P = S × Power Factor = 8000 VA × 0.8 = **6400 Watts**.
* To find the **Reactive Power (Q)**: We need the other part of the "power factor angle." Since the power factor (cos of the angle) is 0.8, we can use a math trick we learned: sin²(angle) + cos²(angle) = 1. So, sin²(angle) = 1 - (0.8)² = 1 - 0.64 = 0.36. That means sin(angle) = √0.36 = 0.6.
* Now, we multiply the total power by this sin(angle) to get Q.
Q = S × sin(angle) = 8000 VA × 0.6 = **4800 VAR**.
* The problem says "lagging power factor," which just tells us that the reactive power is positive because it's an inductive load (like a motor or a coil).

2. **Finding the Total Resistance (Impedance, Z):**
* We know the source voltage (V) is 120 volts and our total power (S) is 8000 VA. We can use a version of Ohm's Law (S = V × I) to find the total current (I) flowing in the circuit.
I = S / V = 8000 VA / 120 V = 66.67 Amperes (or 200/3 A).
* Now, to find the total "blockage" to the electricity flow, called *impedance (Z)*, we use another version of Ohm's Law (Z = V / I).
Z = 120 V / (200/3 A) = 120 × 3 / 200 = 360 / 200 = **1.8 Ohms**.
* We also know the "power factor angle" from before.
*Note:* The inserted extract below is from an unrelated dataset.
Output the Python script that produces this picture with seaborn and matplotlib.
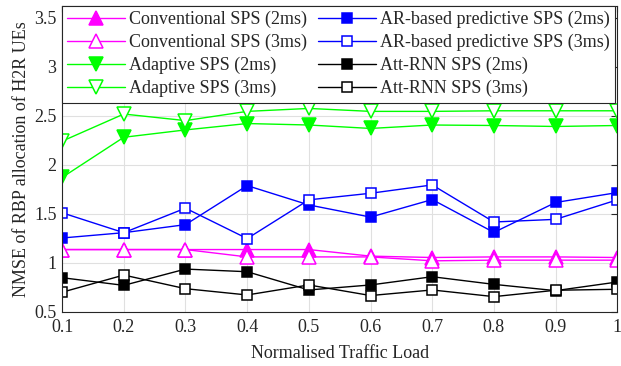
import matplotlib
matplotlib.use("Agg")
import matplotlib.pyplot as plt
import seaborn as sns

sns.set_style("whitegrid")
plt.rcParams["font.family"] = ["Liberation Serif", "DejaVu Serif"]

load = [0.1, 0.2, 0.3, 0.4, 0.5, 0.6, 0.7, 0.8, 0.9, 1.0]

conv_2ms = [1.135, 1.135, 1.135, 1.135, 1.135, 1.068, 1.054, 1.06, 1.06, 1.054]
conv_3ms = [1.135, 1.135, 1.135, 1.06, 1.06, 1.06, 1.02, 1.027, 1.027, 1.027]
adapt_2ms = [1.87, 2.28, 2.355, 2.42, 2.405, 2.37, 2.405, 2.40, 2.39, 2.40]
adapt_3ms = [2.24, 2.517, 2.45, 2.544, 2.574, 2.544, 2.544, 2.55, 2.55, 2.55]
ar_2ms = [1.253, 1.307, 1.389, 1.787, 1.59, 1.466, 1.645, 1.31, 1.615, 1.716]
ar_3ms = [1.51, 1.307, 1.557, 1.247, 1.642, 1.709, 1.794, 1.416, 1.443, 1.642]
att_2ms = [0.848, 0.77, 0.936, 0.909, 0.723, 0.774, 0.858, 0.78, 0.716, 0.804]
att_3ms = [0.70, 0.875, 0.736, 0.672, 0.774, 0.666, 0.723, 0.655, 0.72, 0.73]

series = [
    ("Conventional SPS (2ms)", conv_2ms, "#ff00ff", "^", True, 10),
    ("Conventional SPS (3ms)", conv_3ms, "#ff00ff", "^", False, 10),
    ("Adaptive SPS (2ms)", adapt_2ms, "#00ff00", "v", True, 10),
    ("Adaptive SPS (3ms)", adapt_3ms, "#00ff00", "v", False, 10),
    ("AR-based predictive SPS (2ms)", ar_2ms, "#0000ff", "s", True, 7.5),
    ("AR-based predictive SPS (3ms)", ar_3ms, "#0000ff", "s", False, 7.5),
    ("Att-RNN SPS (2ms)", att_2ms, "black", "s", True, 7.5),
    ("Att-RNN SPS (3ms)", att_3ms, "black", "s", False, 7.5),
]

fig, ax = plt.subplots(figsize=(6.21, 3.66), dpi=100)
fig.subplots_adjust(left=0.1, right=0.994, top=0.984, bottom=0.148)

for name, vals, col, mk, filled, ms in series:
    sns.lineplot(x=load, y=vals, ax=ax, color=col, marker=mk, markersize=ms,
                 markerfacecolor=col if filled else "white",
                 markeredgecolor=col, markeredgewidth=1.1,
                 linewidth=1.0, label=name)

ax.set_xlim(0.1, 1.0)
ax.set_ylim(0.5, 3.62)
ax.set_xticks(load)
ax.set_xticklabels(["0.1", "0.2", "0.3", "0.4", "0.5", "0.6", "0.7", "0.8", "0.9", "1"])
ax.set_yticks([0.5, 1, 1.5, 2, 2.5, 3, 3.5])
ax.set_yticklabels(["0.5", "1", "1.5", "2", "2.5", "3", "3.5"])
ax.tick_params(direction="in", top=True, right=True, labelsize=13, length=4,
               color="#262626")
ax.tick_params(axis="x", pad=5)
ax.tick_params(axis="y", pad=4)
ax.grid(True, color="#e0e0e0", linewidth=0.8)
for sp in ax.spines.values():
    sp.set_color("#262626")
    sp.set_linewidth(0.8)

ax.set_xlabel("Normalised Traffic Load", fontsize=13, labelpad=7)
ax.set_ylabel("NMSE of RBP allocation of H2R UEs", fontsize=13, labelpad=3)

leg = ax.legend(ncol=2, loc="upper left", bbox_to_anchor=(0, 1, 0.996, 0),
                mode="expand", fontsize=13, frameon=True, fancybox=False,
                edgecolor="#262626", framealpha=1, borderaxespad=0,
                handlelength=3.2, handletextpad=0.25, labelspacing=0.32,
                borderpad=0.28, columnspacing=1.0)
leg.get_frame().set_linewidth(0.8)

fig.savefig("out.png", dpi=100)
We can find the actual angle by doing arccos(0.8), which is about 36.87 degrees.
* So, the **Impedance in Polar Form** is **1.8 Ohms at an angle of 36.87 degrees**. (The positive angle means it's an inductive load, matching the "lagging" part!)
* To get the **Impedance in Rectangular Form**, we break it into two parts: the true *resistance (R)* and the "frequency-dependent resistance" or *reactance (X)*.
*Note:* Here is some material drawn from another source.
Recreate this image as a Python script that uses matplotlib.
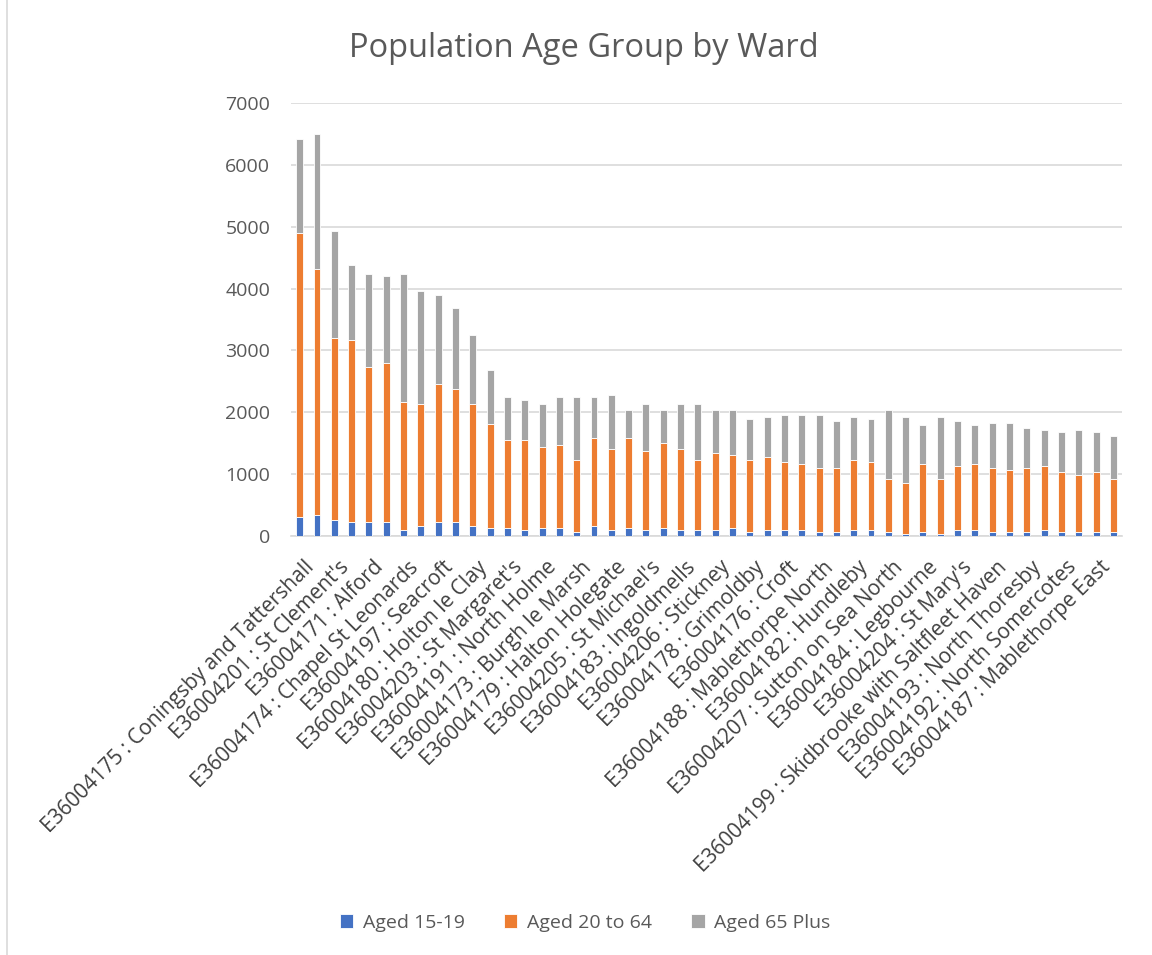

R = Z × cos(angle) = 1.8 Ohms × 0.8 = **1.44 Ohms**.
X = Z × sin(angle) = 1.8 Ohms × 0.6 = **1.08 Ohms**.
* So, the **Impedance in Rectangular Form** is **1.44 + j1.08 Ohms**. (The 'j' just means this part is the reactive part, not the pure resistance).
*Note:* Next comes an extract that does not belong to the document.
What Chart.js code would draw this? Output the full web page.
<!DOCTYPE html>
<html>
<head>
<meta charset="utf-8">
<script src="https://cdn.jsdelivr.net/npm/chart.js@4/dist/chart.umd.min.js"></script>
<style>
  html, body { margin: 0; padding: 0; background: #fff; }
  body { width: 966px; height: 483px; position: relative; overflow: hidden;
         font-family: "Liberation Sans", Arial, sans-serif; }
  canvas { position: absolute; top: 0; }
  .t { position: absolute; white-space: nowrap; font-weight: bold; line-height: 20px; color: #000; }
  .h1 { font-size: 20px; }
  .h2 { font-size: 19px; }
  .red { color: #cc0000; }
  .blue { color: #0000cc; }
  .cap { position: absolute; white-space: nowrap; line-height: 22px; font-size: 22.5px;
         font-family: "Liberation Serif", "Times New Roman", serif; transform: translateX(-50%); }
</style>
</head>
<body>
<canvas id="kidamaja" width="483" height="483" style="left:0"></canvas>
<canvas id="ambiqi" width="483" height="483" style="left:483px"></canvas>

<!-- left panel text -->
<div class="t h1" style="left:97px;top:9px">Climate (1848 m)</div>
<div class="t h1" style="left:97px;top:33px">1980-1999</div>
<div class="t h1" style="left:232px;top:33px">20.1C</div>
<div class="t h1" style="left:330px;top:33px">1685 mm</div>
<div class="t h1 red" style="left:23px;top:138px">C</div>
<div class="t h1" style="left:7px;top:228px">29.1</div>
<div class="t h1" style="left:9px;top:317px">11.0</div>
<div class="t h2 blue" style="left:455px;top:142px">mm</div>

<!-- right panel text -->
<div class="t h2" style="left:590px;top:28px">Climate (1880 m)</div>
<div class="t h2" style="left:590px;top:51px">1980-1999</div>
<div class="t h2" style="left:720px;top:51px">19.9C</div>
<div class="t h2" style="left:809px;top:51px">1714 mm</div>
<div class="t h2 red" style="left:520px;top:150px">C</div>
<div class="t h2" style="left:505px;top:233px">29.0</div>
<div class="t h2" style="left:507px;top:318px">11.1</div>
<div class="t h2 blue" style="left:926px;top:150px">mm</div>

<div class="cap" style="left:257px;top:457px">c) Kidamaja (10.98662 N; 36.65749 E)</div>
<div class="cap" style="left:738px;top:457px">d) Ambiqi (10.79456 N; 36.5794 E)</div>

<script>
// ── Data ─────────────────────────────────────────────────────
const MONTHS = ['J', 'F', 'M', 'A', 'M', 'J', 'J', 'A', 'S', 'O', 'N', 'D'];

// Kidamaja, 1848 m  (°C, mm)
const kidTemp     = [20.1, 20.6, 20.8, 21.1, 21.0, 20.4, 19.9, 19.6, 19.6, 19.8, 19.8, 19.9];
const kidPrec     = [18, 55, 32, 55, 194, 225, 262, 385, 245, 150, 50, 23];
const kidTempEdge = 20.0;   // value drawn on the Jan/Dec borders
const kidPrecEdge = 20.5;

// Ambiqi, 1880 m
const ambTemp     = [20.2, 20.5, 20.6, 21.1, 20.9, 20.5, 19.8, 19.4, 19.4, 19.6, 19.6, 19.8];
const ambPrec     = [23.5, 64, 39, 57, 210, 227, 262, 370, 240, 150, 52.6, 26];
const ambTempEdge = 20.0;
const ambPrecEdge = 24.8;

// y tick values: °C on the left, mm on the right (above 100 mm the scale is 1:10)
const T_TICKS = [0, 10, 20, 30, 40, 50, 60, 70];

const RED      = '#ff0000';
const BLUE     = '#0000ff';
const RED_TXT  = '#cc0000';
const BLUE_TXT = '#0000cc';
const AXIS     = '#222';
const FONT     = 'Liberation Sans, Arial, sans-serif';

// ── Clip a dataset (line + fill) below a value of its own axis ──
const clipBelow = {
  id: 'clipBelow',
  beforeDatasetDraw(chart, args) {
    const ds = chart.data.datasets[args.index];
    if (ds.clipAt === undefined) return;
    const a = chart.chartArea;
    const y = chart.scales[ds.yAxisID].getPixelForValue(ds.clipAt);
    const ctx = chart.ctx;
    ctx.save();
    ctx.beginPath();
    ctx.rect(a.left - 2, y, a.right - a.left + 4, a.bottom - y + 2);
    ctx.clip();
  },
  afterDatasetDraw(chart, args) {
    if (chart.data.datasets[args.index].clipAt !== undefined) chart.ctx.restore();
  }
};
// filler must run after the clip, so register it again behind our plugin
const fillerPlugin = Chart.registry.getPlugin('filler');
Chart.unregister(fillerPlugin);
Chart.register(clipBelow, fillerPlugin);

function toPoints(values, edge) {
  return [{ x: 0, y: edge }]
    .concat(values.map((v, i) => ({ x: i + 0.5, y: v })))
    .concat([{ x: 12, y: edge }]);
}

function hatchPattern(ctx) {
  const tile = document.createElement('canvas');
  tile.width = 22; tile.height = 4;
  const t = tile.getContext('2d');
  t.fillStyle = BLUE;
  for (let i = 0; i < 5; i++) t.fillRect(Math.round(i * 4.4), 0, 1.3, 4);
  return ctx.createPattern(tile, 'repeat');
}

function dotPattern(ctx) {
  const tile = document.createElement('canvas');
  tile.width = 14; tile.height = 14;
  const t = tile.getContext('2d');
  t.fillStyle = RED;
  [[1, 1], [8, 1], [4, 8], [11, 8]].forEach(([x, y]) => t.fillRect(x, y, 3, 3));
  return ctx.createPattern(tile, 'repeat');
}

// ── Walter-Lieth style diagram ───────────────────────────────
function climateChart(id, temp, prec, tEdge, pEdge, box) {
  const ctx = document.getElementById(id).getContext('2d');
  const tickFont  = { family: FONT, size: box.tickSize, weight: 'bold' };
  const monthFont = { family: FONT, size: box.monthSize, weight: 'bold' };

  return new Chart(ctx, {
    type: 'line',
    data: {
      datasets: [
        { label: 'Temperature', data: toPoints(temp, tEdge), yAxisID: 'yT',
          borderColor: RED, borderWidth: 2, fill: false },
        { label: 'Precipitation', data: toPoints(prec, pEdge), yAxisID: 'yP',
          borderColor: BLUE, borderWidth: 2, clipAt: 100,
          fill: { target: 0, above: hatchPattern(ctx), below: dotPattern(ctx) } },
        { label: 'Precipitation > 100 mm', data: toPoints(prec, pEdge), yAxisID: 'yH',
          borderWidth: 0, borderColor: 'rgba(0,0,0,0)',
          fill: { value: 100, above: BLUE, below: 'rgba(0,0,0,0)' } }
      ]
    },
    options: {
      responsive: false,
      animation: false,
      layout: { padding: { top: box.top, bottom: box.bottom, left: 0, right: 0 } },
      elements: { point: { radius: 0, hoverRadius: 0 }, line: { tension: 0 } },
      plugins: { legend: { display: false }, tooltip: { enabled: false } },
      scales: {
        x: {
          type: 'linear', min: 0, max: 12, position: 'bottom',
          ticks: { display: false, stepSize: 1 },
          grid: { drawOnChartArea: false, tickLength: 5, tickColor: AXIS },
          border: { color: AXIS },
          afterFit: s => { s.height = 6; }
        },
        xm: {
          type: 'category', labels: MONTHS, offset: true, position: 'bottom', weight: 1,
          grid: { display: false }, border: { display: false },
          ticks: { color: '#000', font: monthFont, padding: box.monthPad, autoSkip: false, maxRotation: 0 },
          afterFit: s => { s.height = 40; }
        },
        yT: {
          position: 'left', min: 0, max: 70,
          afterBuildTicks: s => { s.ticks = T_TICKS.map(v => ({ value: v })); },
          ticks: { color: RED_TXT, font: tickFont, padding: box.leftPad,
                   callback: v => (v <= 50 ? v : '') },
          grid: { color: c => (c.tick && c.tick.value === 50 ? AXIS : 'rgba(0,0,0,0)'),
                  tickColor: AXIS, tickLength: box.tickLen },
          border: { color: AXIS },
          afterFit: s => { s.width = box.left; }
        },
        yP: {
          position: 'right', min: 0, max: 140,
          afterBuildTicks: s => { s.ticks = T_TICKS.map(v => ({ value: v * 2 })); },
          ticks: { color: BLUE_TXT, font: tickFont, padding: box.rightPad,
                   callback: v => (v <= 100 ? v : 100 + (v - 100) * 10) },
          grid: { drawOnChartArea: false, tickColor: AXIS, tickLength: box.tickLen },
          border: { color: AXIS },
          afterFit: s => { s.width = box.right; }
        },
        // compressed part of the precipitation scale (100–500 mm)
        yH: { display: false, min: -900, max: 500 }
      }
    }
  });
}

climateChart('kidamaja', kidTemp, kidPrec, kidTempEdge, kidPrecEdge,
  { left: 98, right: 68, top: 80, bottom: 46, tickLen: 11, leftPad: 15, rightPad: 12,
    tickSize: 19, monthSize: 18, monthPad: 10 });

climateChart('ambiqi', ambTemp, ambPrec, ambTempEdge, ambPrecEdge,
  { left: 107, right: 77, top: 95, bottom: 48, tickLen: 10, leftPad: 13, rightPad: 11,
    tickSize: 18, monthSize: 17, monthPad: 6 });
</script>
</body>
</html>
3. **Figuring Out the Specific Components (R, L, C):**
* From our rectangular impedance, we already found the **Resistance (R)**, which is **1.44 Ohms**.
* Since the reactance (X) we found was positive (1.08 Ohms), it means the load is mostly made of an *inductor* (like a coil), not a capacitor. This is called inductive reactance (X_L).
* There's a special formula for inductive reactance: X_L = 2 × π × f × L, where 'f' is the frequency (60 Hz) and 'L' is the inductance we want to find.
* We can rearrange this formula to find L: L = X_L / (2 × π × f).
L = 1.08 Ohms / (2 × 3.14159 × 60 Hz) = 1.08 / 376.99 = 0.002864 Henrys.
* It's often easier to say this in millihenries (mH), where 1 Henry = 1000 millihenries.
L = 0.002864 H × 1000 mH/H = **2.86 mH**.
* Since the load is clearly inductive (lagging power factor), there's no need for a capacitor in this specific load, so **Capacitance (C)** would be **0** in this scenario.